Task brief: Print the listing as it stands, omitting all images.

Material provided:
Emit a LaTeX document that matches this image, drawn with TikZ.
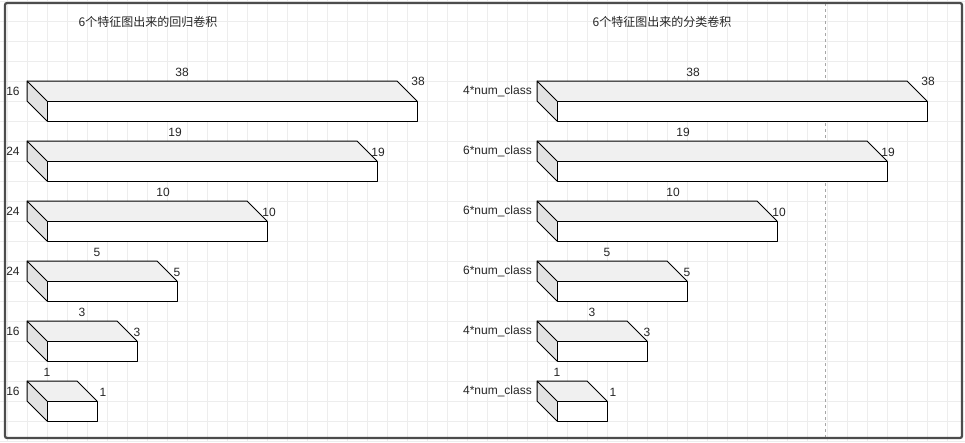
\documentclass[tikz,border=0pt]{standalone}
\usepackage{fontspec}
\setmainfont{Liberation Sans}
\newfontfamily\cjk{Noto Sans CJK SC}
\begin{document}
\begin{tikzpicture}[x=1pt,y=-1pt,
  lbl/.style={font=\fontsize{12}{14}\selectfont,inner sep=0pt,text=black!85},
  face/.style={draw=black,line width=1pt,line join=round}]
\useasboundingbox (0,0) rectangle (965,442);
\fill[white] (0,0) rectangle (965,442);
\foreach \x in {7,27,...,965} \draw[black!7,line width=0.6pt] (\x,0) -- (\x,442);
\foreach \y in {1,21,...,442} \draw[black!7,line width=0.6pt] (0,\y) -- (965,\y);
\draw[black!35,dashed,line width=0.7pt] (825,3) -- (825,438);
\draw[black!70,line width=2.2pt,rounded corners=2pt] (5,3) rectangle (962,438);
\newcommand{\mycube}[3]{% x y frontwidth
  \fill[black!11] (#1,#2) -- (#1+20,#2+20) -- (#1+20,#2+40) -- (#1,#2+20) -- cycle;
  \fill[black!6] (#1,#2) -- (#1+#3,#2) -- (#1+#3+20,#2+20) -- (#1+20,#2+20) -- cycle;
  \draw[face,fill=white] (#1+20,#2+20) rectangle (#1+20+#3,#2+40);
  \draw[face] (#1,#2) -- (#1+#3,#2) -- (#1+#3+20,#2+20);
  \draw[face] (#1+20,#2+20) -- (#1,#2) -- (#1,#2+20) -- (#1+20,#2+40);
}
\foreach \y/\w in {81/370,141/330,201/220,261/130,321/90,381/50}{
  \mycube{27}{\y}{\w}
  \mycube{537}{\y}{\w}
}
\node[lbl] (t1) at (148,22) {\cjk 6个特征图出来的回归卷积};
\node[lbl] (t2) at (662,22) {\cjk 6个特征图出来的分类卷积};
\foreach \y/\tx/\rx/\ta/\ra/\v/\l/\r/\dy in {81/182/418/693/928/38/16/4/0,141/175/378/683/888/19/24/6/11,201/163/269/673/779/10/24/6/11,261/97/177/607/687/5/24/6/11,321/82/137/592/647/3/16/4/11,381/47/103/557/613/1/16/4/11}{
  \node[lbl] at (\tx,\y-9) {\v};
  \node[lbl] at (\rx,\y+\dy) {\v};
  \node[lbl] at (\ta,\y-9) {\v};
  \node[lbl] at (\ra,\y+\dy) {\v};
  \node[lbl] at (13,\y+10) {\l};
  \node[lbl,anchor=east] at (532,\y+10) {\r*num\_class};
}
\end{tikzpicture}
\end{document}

Final answer:
Emit a LaTeX document that matches this image, drawn with TikZ.
\documentclass[tikz,border=0pt]{standalone}
\usepackage{fontspec}
\setmainfont{Liberation Sans}
\newfontfamily\cjk{Noto Sans CJK SC}
\begin{document}
\begin{tikzpicture}[x=1pt,y=-1pt,
  lbl/.style={font=\fontsize{12}{14}\selectfont,inner sep=0pt,text=black!85},
  face/.style={draw=black,line width=1pt,line join=round}]
\useasboundingbox (0,0) rectangle (965,442);
\fill[white] (0,0) rectangle (965,442);
\foreach \x in {7,27,...,965} \draw[black!7,line width=0.6pt] (\x,0) -- (\x,442);
\foreach \y in {1,21,...,442} \draw[black!7,line width=0.6pt] (0,\y) -- (965,\y);
\draw[black!35,dashed,line width=0.7pt] (825,3) -- (825,438);
\draw[black!70,line width=2.2pt,rounded corners=2pt] (5,3) rectangle (962,438);
\newcommand{\mycube}[3]{% x y frontwidth
  \fill[black!11] (#1,#2) -- (#1+20,#2+20) -- (#1+20,#2+40) -- (#1,#2+20) -- cycle;
  \fill[black!6] (#1,#2) -- (#1+#3,#2) -- (#1+#3+20,#2+20) -- (#1+20,#2+20) -- cycle;
  \draw[face,fill=white] (#1+20,#2+20) rectangle (#1+20+#3,#2+40);
  \draw[face] (#1,#2) -- (#1+#3,#2) -- (#1+#3+20,#2+20);
  \draw[face] (#1+20,#2+20) -- (#1,#2) -- (#1,#2+20) -- (#1+20,#2+40);
}
\foreach \y/\w in {81/370,141/330,201/220,261/130,321/90,381/50}{
  \mycube{27}{\y}{\w}
  \mycube{537}{\y}{\w}
}
\node[lbl] (t1) at (148,22) {\cjk 6个特征图出来的回归卷积};
\node[lbl] (t2) at (662,22) {\cjk 6个特征图出来的分类卷积};
\foreach \y/\tx/\rx/\ta/\ra/\v/\l/\r/\dy in {81/182/418/693/928/38/16/4/0,141/175/378/683/888/19/24/6/11,201/163/269/673/779/10/24/6/11,261/97/177/607/687/5/24/6/11,321/82/137/592/647/3/16/4/11,381/47/103/557/613/1/16/4/11}{
  \node[lbl] at (\tx,\y-9) {\v};
  \node[lbl] at (\rx,\y+\dy) {\v};
  \node[lbl] at (\ta,\y-9) {\v};
  \node[lbl] at (\ra,\y+\dy) {\v};
  \node[lbl] at (13,\y+10) {\l};
  \node[lbl,anchor=east] at (532,\y+10) {\r*num\_class};
}
\end{tikzpicture}
\end{document}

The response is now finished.